The increase in exports to China is significant because it occurred despite a decline in overall oilmeal exports from India. India’s global shipments fell to $1.16 billion in 2025 from $1.48 billion in 2024.

Email queries to the Ministry of Agriculture and Farmers Welfare, Animal Husbandry and Dairying and the Ministry of Commerce as well as the Chinese Embassy in Delhi remained unanswered till press time.

Thawing ties

Experts see the rise in oilmeal exports as a sign that economic ties between India and China are slowly strengthening in select sectors, despite lingering geopolitical sensitivities.

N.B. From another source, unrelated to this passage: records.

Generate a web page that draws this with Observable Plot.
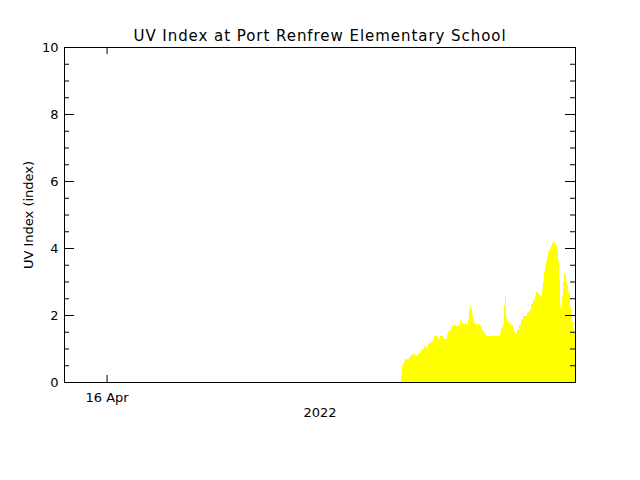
<!DOCTYPE html>
<html><head><meta charset="utf-8">
<script src="https://cdn.jsdelivr.net/npm/d3@7"></script>
<script src="https://cdn.jsdelivr.net/npm/@observablehq/plot@0.6"></script>
<style>html,body{margin:0;padding:0;background:#fff} svg{display:block}</style>
</head><body><div id="chart"></div>
<script>
const title = "UV Index at Port Renfrew Elementary School";
const yLabel = "UV Index (index)";
const yearLabel = "2022";
const xDomain = ["2022-04-15T22:00:00Z", "2022-04-16T22:00:00Z"];
const xTickDates = ["2022-04-16T00:00:00Z"];
const xTickLabels = ["16 Apr"];
const yMajorTicks = [0, 2, 4, 6, 8, 10];
const yMinorTicks = [0.5, 1, 1.5, 2.5, 3, 3.5, 4.5, 5, 5.5, 6.5, 7, 7.5, 8.5, 9, 9.5];
const firstSample = "2022-04-16T13:49:36Z";
const lastSample = "2022-04-16T22:00:00Z";
const uvValues = [
  0.20, 0.48, 0.56, 0.61, 0.68, 0.68, 0.68, 0.68, 0.76, 0.76,
  0.81, 0.81, 0.81, 0.86, 0.78, 0.78, 0.78, 0.84, 0.84, 0.90,
  0.98, 0.98, 0.98, 1.07, 1.07, 1.04, 1.04, 1.16, 1.16, 1.16,
  1.22, 1.22, 1.29, 1.37, 1.37, 1.37, 1.37, 1.29, 1.29, 1.37,
  1.37, 1.37, 1.29, 1.29, 1.29, 1.29, 1.41, 1.50, 1.50, 1.57,
  1.63, 1.68, 1.68, 1.71, 1.71, 1.67, 1.67, 1.70, 1.70, 1.88,
  1.75, 1.75, 1.75, 1.75, 1.75, 1.75, 1.67, 1.87, 2.15, 2.27,
  2.21, 2.03, 1.87, 1.75, 1.75, 1.75, 1.67, 1.73, 1.73, 1.67,
  1.67, 1.53, 1.53, 1.45, 1.45, 1.37, 1.37, 1.37, 1.37, 1.37,
  1.37, 1.37, 1.37, 1.37, 1.37, 1.37, 1.37, 1.37, 1.37, 1.47,
  1.63, 1.63, 1.73, 2.29, 2.60, 1.90, 1.80, 1.80, 1.75, 1.75,
  1.70, 1.70, 1.63, 1.50, 1.45, 1.45, 1.57, 1.57, 1.70, 1.70,
  1.87, 1.87, 1.97, 1.97, 1.97, 1.97, 2.07, 2.07, 2.15, 2.15,
  2.33, 2.33, 2.45, 2.45, 2.55, 2.69, 2.69, 2.63, 2.63, 2.55,
  2.55, 2.77, 2.99, 3.30, 3.44, 3.60, 3.74, 3.89, 3.96, 3.99,
  4.06, 4.14, 4.18, 4.18, 4.12, 4.06, 3.95, 3.60, 3.05, 2.30,
  2.20, 2.60, 3.00, 3.25, 3.20, 3.00, 2.90, 2.70, 2.65, 2.25,
  2.00, 1.80, 1.60, 1.45
];

// regular sampling between first sample and end of record
const t0 = new Date(firstSample).getTime();
const t1 = new Date(lastSample).getTime();
const step = (t1 - t0) / uvValues.length;
const data = uvValues.map((uv, i) => ({t: new Date(t0 + i * step), uv}));
data.push({t: new Date(t1), uv: uvValues[uvValues.length - 1]});

const W = 640, H = 480, ML = 64, MR = 65, MT = 47, MB = 98;
const FW = W - ML - MR, FH = H - MT - MB;
const tickLabel = new Map(xTickDates.map((d, i) => [new Date(d).getTime(), xTickLabels[i]]));
const xTicks = xTickDates.map(d => new Date(d));
const font = "DejaVu Sans";

const chart = Plot.plot({
  width: W, height: H,
  marginLeft: ML, marginRight: MR, marginTop: MT, marginBottom: MB,
  style: {fontFamily: font, fontSize: "13px", background: "white", color: "black"},
  x: {type: "utc", domain: xDomain.map(d => new Date(d)), axis: null},
  y: {domain: [0, 10], axis: null},
  marks: [
    Plot.areaY(data, {x: "t", y: "uv", curve: "step-after", fill: "#ffff00"}),
    Plot.tickY(yMajorTicks, {y: d => d, insetRight: FW - 10, stroke: "black"}),
    Plot.tickY(yMajorTicks, {y: d => d, insetLeft: FW - 10, stroke: "black"}),
    Plot.tickY(yMinorTicks, {y: d => d, insetRight: FW - 5, stroke: "black"}),
    Plot.tickY(yMinorTicks, {y: d => d, insetLeft: FW - 5, stroke: "black"}),
    Plot.tickX(xTicks, {x: d => d, insetTop: FH - 7, stroke: "black"}),
    Plot.tickX(xTicks, {x: d => d, insetBottom: FH - 7, stroke: "black"}),
    Plot.frame({stroke: "black"}),
    Plot.text(yMajorTicks, {y: d => d, text: d => String(d), frameAnchor: "left", dx: -6, textAnchor: "end", fontSize: 13}),
    Plot.text(xTicks, {x: d => d, text: d => tickLabel.get(d.getTime()), frameAnchor: "bottom", dy: 19, fontSize: 13}),
    Plot.text([yearLabel], {text: d => d, frameAnchor: "bottom", dy: 34, fontSize: 13}),
    Plot.text([yLabel], {text: d => d, frameAnchor: "left", textAnchor: "middle", lineAnchor: "middle", rotate: -90, dx: -36, fontSize: 13}),
    Plot.text([title], {text: d => d, frameAnchor: "top", dy: -17, fontSize: 15})
  ]
});
d3.select(chart).selectAll("text").filter(function () { return this.textContent === title; })
  .style("letter-spacing", "0.95px");
document.getElementById("chart").appendChild(chart);
</script>
</body></html>
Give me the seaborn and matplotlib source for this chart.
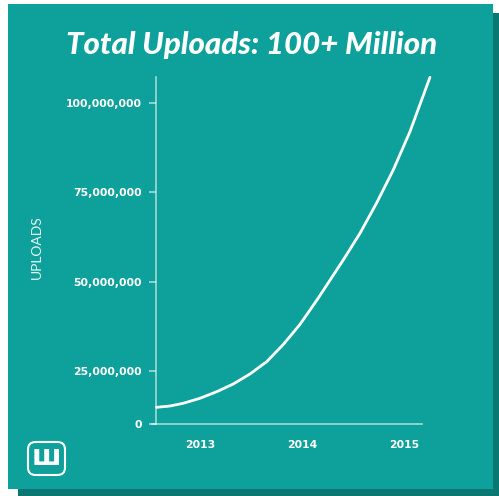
"""
Total uploads growth curve on a teal card.
"""

import pandas as pd
import matplotlib.pyplot as plt
import matplotlib.patches as mpatches
import matplotlib.ticker as mticker
import seaborn as sns

# values (year fraction, uploads)
YEARS = [2012.575, 2012.706, 2012.836, 2013.0, 2013.164, 2013.326,
         2013.49, 2013.654, 2013.817, 2013.98, 2014.157, 2014.405,
         2014.569, 2014.732, 2014.895, 2015.059, 2015.255]
UPLOADS = [14.85e6, 15.21e6, 15.97e6, 17.37e6, 19.21e6, 21.36e6,
           24.16e6, 27.6e6, 32.41e6, 38.0e6, 45.27e6, 56.04e6,
           63.51e6, 71.98e6, 81.21e6, 91.92e6, 107.13e6]

X_TICKS = [2013, 2014, 2015]
X_LABELS = ["2013", "2014", "2015"]
# the bottom of the axis is labelled "0" on the card
Y_BOTTOM = 10.32e6
Y_TICKS = [Y_BOTTOM, 25e6, 50e6, 75e6, 100e6]
Y_LABELS = ["0", "25,000,000", "50,000,000", "75,000,000", "100,000,000"]

TEAL = "#0ea19b"
SHADOW = "#0a7772"
AXIS_COL = (1, 1, 1, 0.6)

sns.set_theme(style="white")
plt.rcParams["font.family"] = ["Lato", "DejaVu Sans"]

df = pd.DataFrame({"year": YEARS, "uploads": UPLOADS})

fig = plt.figure(figsize=(4.99, 4.96), dpi=100)
fig.patch.set_facecolor("white")

W, H = 499, 496


def px(x0, y0, x1, y1):
    # pixel box (top-left origin) -> figure fraction rect
    return (x0 / W, 1 - y1 / H, (x1 - x0) / W, (y1 - y0) / H)


# card shadow and card
for (x0, y0, x1, y1), col in [((18, 13, 499, 496), SHADOW), ((8, 4, 493, 489), TEAL)]:
    l, b, w, h = px(x0, y0, x1, y1)
    fig.patches.append(mpatches.Rectangle((l, b), w, h, transform=fig.transFigure,
                                          facecolor=col, edgecolor="none", zorder=-2))

ax = fig.add_axes(px(156, 77, 432, 423.5))
ax.set_facecolor("none")

sns.lineplot(data=df, x="year", y="uploads", ax=ax, color="white",
             linewidth=2, clip_on=False)

ax.set_xlim(2012.569, 2015.275)
ax.set_ylim(Y_BOTTOM, 107.2e6)

for s in ["top", "right"]:
    ax.spines[s].set_visible(False)
for s in ["left", "bottom"]:
    ax.spines[s].set_color(AXIS_COL)
    ax.spines[s].set_linewidth(1.2)
ax.spines["bottom"].set_bounds(2012.53, 2015.18)

ax.xaxis.set_major_locator(mticker.FixedLocator(X_TICKS))
ax.set_xticklabels(X_LABELS)
ax.yaxis.set_major_locator(mticker.FixedLocator(Y_TICKS))
ax.set_yticklabels(Y_LABELS)

ax.tick_params(axis="x", length=0, pad=12, labelsize=7.8, labelcolor="white")
ax.tick_params(axis="y", length=5, width=1.2, color=AXIS_COL, pad=5,
               labelsize=7.8, labelcolor="white", left=True)
for lab in ax.get_xticklabels() + ax.get_yticklabels():
    lab.set_fontweight("bold")
    lab.set_family("DejaVu Sans")

ax.set_xlabel("")
ax.set_ylabel("")
fig.text(37 / W, 1 - 247 / H, "UPLOADS", rotation=90, color=(1, 1, 1, 0.9),
         fontsize=10, fontstretch="normal", ha="center", va="center")

fig.text(252 / W, 1 - 45 / H, "Total Uploads: 100+ Million", color="white",
         fontsize=22.5, fontweight="black", fontstyle="italic", fontstretch="normal",
         ha="center", va="center")

# logo in the bottom-left corner
l, b, w, h = px(28, 442, 65, 475)
fig.patches.append(mpatches.FancyBboxPatch((l, b), w, h, transform=fig.transFigure,
                                           boxstyle="round,pad=0,rounding_size=0.015",
                                           facecolor="none", edgecolor="white",
                                           linewidth=1.5, zorder=2))
fig.text(46.5 / W, 1 - 457 / H, "ш", color="white", fontsize=20,
         fontweight="bold", ha="center", va="center", family="DejaVu Sans")

fig.savefig("out.png", dpi=100)
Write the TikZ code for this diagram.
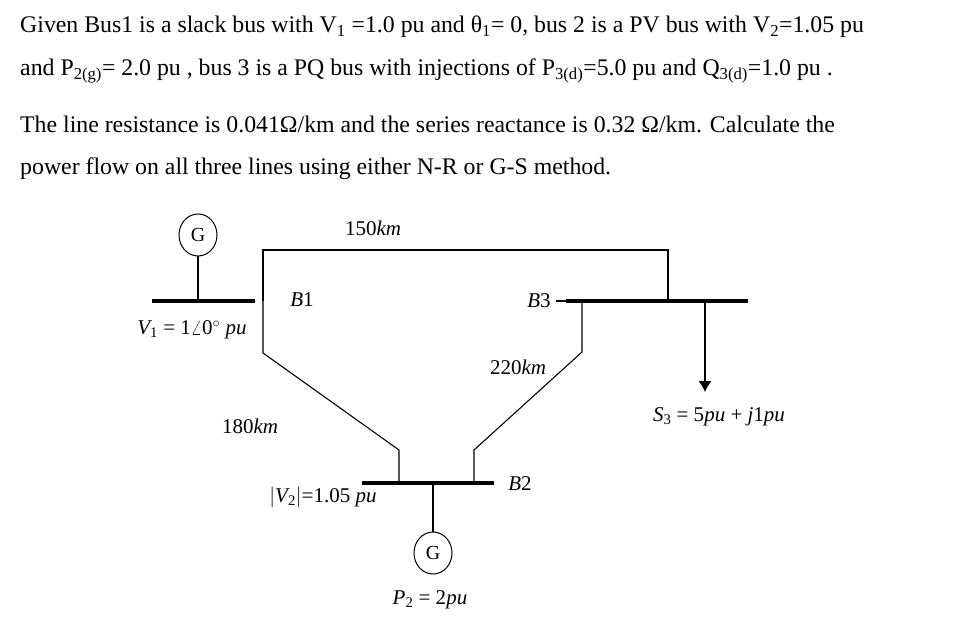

“The increase in oilmeal trade is significant because it comes at a time when both India and China are cautiously rebuilding economic channels that have weakened in recent years,” said Amit Singh, associate professor at the Special Center for National Security Studies, Jawaharlal Nehru University. “Agricultural commodities often become the first areas where trade engagement revives as they are driven by immediate market needs rather than strategic considerations.”

India’s total exports to China rose to $18 billion in 2025 from $15.1 billion the previous year, while imports rose to $124.8 billion from $109.3 billion during the period, Commerce Ministry data shows. India’s trade deficit with China has thus widened to $106.8 billion in 2025 from $94.2 billion in 2024.